Reasoning for Securities Fraud Claim
The court held that the plaintiffs adequately stated a claim for securities fraud under federal law. It reasoned that the investment in EGSC constituted a "security" as defined under the Securities Exchange Act of 1934, which includes investment contracts. The court found that the plaintiffs' allegations sufficiently demonstrated that they invested their money expecting profits solely from the efforts of others, satisfying the criteria for an investment contract. The defendants’ arguments regarding the absence of a security failed, as the factual context suggested a common enterprise involving multiple investors. Furthermore, the court determined that the plaintiffs' allegations of misrepresentation and conspiracy among the defendants were sufficient to meet the heightened pleading requirements of Rule 9(b), as they detailed specific statements made by Roehm and LaBant that were false or misleading and induced the Lanes to invest.
Statute of Limitations Analysis
In considering the defendants' arguments regarding the statute of limitations, the court concluded that the plaintiffs' claims were not time-barred. The applicable statute of limitations for the securities fraud claims required that the actions be filed within two years of the plaintiffs' discovery of the violation. The court noted that while the investment agreement's term had expired without payment, the plaintiffs did not definitively establish actual knowledge of the defendants' fraudulent intent until much later. The court found that there was no clear evidence that the plaintiffs discovered the fraudulent nature of the scheme before March 11, 2012, which kept their claims within the allowable filing period. Thus, the court determined that the defendants did not establish that the plaintiffs' claims were untimely at this stage of the proceedings.
Dismissal of Certain Claims
The court granted the defendants' motions to dismiss with respect to Counts IV and VI. Count IV, which alleged violations of Illinois securities laws, was dismissed because the plaintiffs failed to establish a contractual relationship with the defendants, as rescission is a remedy only available to parties to the contract, which did not include the defendants in this case. Count VI, which claimed "unsuitability," was dismissed as the court found that no such claim existed under Illinois or federal law, highlighting the plaintiffs' failure to respond to the motion and effectively waiving the argument. However, the court denied the motions to dismiss concerning the other allegations, including breach of fiduciary duty and negligence, based on the established fiduciary relationship between Roehm and the Lanes, allowing those claims to proceed.
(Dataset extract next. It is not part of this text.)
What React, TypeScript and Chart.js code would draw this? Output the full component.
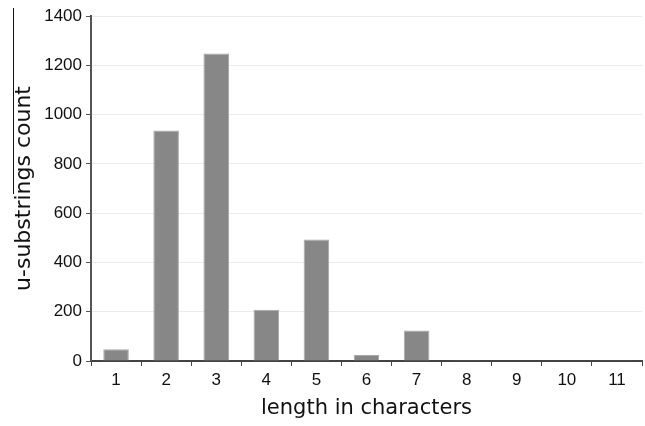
import React, { useEffect, useRef } from "react";
import { Chart, registerables } from "chart.js";

Chart.register(...registerables);

const categories = ["1", "2", "3", "4", "5", "6", "7", "8", "9", "10", "11"];
const counts = [48, 935, 1248, 208, 493, 24, 124, 3, 2, 2, 1];
const yTicks = [0, 200, 400, 600, 800, 1000, 1200, 1400];
const xTitle = "length in characters";
const yTitle = "u-substrings count";

const sideLine = {
  id: "sideLine",
  afterDraw(chart: any) {
    const ctx = chart.ctx;
    ctx.save();
    ctx.strokeStyle = "#111";
    ctx.lineWidth = 1;
    ctx.beginPath();
    ctx.moveTo(13.5, 8);
    ctx.lineTo(13.5, 194);
    ctx.stroke();
    ctx.restore();
  },
};

export default function App() {
  const ref = useRef<HTMLCanvasElement>(null);
  useEffect(() => {
    if (!ref.current) return;
    const chart = new Chart(ref.current, {
      type: "bar",
      data: {
        labels: categories,
        datasets: [
          {
            data: counts,
            backgroundColor: "#878787",
            borderColor: "#a8a8a8",
            borderWidth: 1,
            barPercentage: 0.51,
            categoryPercentage: 1,
          },
        ],
      },
      plugins: [sideLine],
      options: {
        responsive: false,
        animation: false,
        layout: { padding: { left: 0, top: 16, right: 3, bottom: 5 } },
        plugins: { legend: { display: false }, tooltip: { enabled: false } },
        scales: {
          x: {
            afterFit: (s: any) => {
              s.height = 60;
            },
            grid: {
              offset: true,
              drawOnChartArea: true,
              color: (c: any) => (c.index === categories.length ? "#e4e4e4" : "rgba(0,0,0,0)"),
              drawTicks: true,
              tickLength: 5,
              tickColor: "#444",
              tickWidth: 1,
            },
            border: { color: "#444", width: 2 },
            ticks: {
              color: "#111",
              padding: 4,
              font: { family: "Liberation Sans", size: 17 },
            },
            title: {
              display: true,
              text: xTitle,
              color: "#111",
              font: { family: "DejaVu Sans", size: 21 },
              padding: { top: 0, bottom: 0 },
            },
          },
          y: {
            min: 0,
            max: 1400,
            afterFit: (s: any) => {
              s.width = 91;
            },
            afterBuildTicks: (s: any) => {
              s.ticks = yTicks.map((v) => ({ value: v }));
            },
            grid: {
              color: "#ebebeb",
              tickColor: "#555",
              tickLength: 5,
              drawTicks: true,
            },
            border: { color: "#555", width: 2 },
            ticks: {
              color: "#111",
              padding: 4,
              font: { family: "Liberation Sans", size: 17 },
              callback: (v: any) => String(v),
            },
            title: {
              display: true,
              text: yTitle,
              color: "#111",
              font: { family: "DejaVu Sans", size: 22 },
              padding: { top: 11, bottom: 0 },
            },
          },
        },
      },
    });
    return () => chart.destroy();
  }, []);
  return (
    <div style={{ position: "absolute", left: 0, top: 0, width: 645, height: 426, background: "#fff" }}>
      <canvas ref={ref} width={645} height={426} />
    </div>
  );
}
Conclusion of the Court's Ruling
The court's ruling allowed the majority of the plaintiffs' claims to proceed while dismissing specific counts that were not adequately supported by law or fact. It reinforced the importance of clear allegations of fraud, the nature of securities under federal law, and the necessity of a well-defined fiduciary relationship in claims of breach of duty. The court's decision underscored the implications of the statute of limitations in fraud cases, emphasizing that discovery of the fraudulent scheme is critical in determining the timeliness of claims. The court granted the plaintiffs until a specified date to file an amended complaint if they chose to do so, indicating that the door remained open for further clarification and refinement of their claims against the defendants. The case was scheduled for a further status hearing, indicating the court's intention to maintain oversight of the proceedings as the case progressed.